Where a line holds the string "Convert", return that line.

__Source material__.
----------

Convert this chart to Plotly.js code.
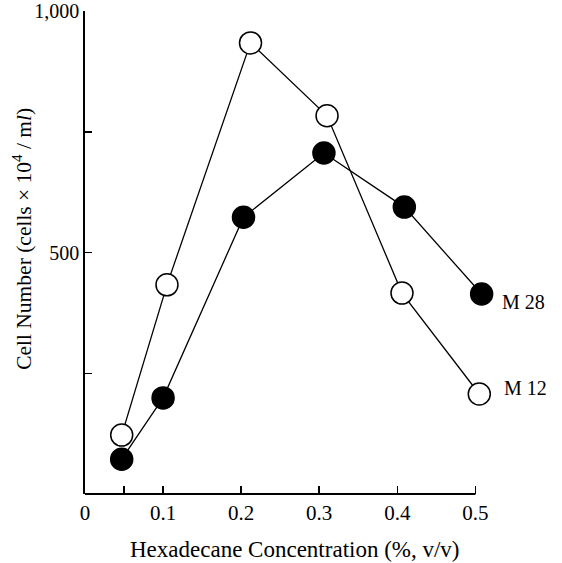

----------

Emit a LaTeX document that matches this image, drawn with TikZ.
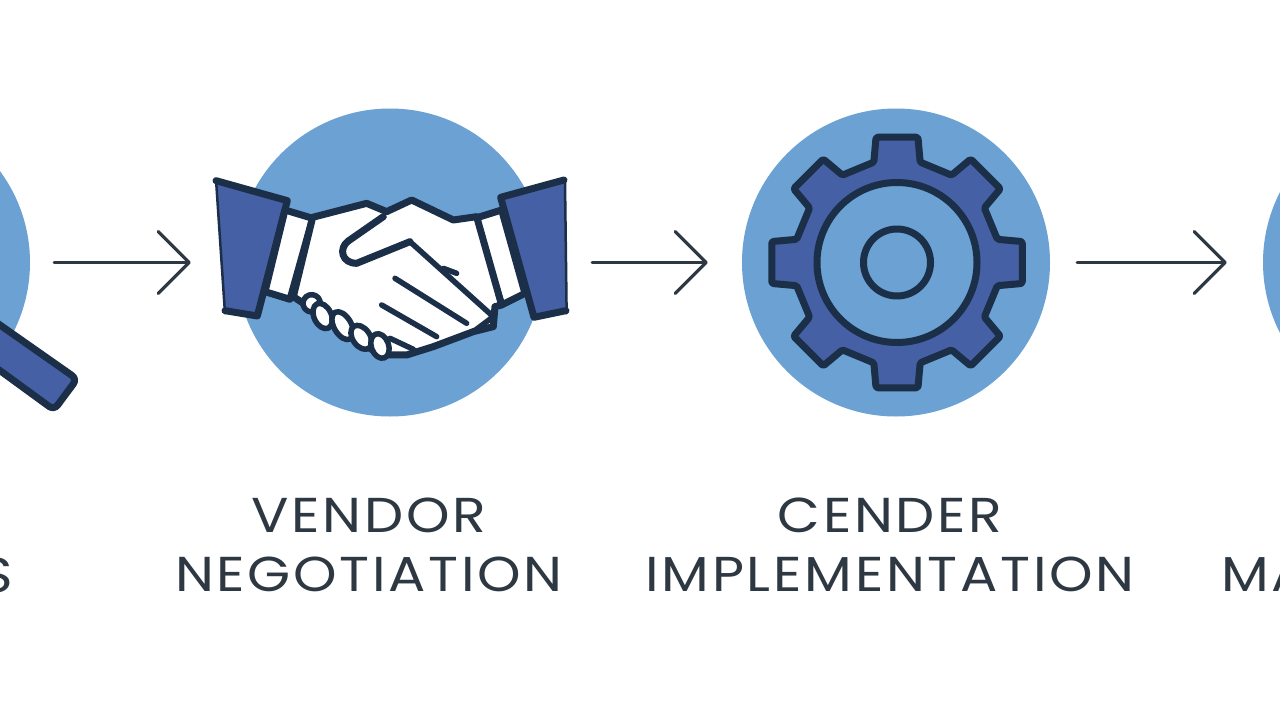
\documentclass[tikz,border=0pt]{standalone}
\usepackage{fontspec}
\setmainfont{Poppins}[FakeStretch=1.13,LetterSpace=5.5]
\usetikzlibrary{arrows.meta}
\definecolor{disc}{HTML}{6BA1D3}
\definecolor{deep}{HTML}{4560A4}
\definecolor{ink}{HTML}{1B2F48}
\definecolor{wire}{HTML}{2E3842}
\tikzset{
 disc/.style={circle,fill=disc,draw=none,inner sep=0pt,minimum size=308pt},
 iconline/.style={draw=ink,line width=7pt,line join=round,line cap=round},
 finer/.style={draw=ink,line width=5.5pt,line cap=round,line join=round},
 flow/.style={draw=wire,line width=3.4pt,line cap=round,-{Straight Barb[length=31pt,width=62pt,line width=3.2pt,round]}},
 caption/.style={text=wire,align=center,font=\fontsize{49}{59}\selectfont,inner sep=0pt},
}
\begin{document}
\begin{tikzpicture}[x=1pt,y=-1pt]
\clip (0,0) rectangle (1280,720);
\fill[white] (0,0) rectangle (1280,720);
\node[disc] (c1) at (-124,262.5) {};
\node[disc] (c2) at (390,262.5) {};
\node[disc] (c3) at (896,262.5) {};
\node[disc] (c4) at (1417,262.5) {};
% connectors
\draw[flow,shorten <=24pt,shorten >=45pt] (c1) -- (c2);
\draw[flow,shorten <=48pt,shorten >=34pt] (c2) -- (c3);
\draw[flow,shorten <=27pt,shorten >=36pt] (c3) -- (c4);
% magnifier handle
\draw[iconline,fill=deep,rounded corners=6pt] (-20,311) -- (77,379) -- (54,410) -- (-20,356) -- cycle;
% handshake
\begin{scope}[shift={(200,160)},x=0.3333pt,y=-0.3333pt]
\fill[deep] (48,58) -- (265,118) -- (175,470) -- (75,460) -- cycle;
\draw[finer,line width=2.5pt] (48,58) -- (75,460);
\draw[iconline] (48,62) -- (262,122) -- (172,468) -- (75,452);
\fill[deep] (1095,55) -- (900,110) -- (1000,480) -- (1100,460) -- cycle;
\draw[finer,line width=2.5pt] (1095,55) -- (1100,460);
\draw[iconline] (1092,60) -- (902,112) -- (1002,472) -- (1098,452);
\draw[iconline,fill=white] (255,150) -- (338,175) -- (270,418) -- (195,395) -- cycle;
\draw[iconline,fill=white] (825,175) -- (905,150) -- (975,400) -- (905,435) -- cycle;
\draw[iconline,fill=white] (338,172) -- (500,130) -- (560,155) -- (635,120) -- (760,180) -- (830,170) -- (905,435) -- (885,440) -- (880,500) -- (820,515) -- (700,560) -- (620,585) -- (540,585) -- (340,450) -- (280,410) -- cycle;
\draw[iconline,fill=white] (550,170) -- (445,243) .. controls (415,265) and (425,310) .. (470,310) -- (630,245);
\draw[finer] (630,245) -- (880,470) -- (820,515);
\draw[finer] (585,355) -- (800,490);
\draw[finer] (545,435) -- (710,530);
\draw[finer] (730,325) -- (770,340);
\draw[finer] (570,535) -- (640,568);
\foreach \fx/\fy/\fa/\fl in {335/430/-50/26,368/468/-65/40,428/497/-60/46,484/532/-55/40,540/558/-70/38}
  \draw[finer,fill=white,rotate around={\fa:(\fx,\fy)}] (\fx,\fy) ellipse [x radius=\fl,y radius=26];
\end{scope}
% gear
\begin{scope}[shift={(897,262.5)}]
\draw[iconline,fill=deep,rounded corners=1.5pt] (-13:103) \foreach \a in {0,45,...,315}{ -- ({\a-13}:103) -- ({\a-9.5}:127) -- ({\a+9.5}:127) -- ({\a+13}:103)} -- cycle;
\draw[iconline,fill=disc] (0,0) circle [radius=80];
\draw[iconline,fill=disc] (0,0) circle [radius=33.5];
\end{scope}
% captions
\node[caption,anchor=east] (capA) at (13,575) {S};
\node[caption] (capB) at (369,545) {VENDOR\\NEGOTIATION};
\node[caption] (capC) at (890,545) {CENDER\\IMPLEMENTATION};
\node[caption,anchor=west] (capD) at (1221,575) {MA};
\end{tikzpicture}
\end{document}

----------

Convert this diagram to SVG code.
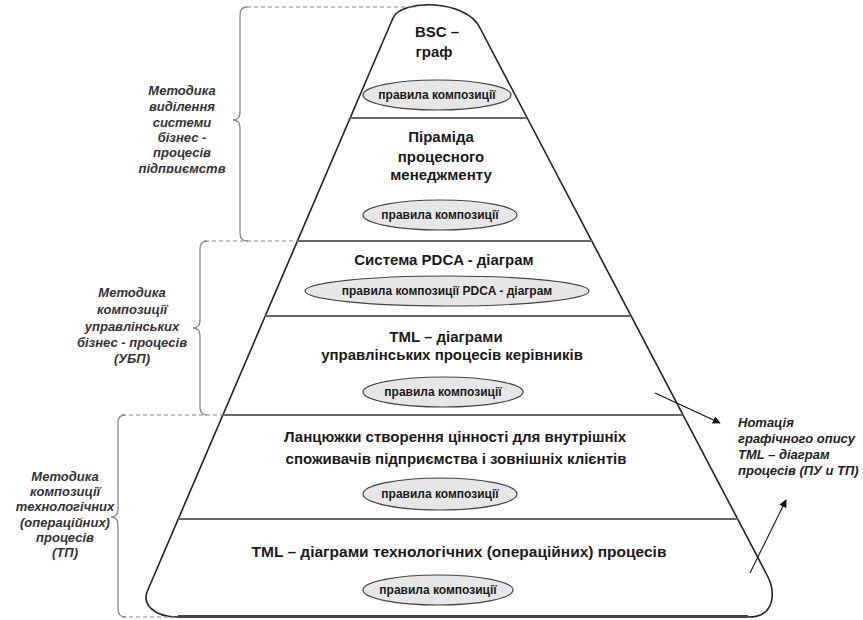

----------

__Full solution__.
Convert this chart to Plotly.js code.
Convert this diagram to SVG code.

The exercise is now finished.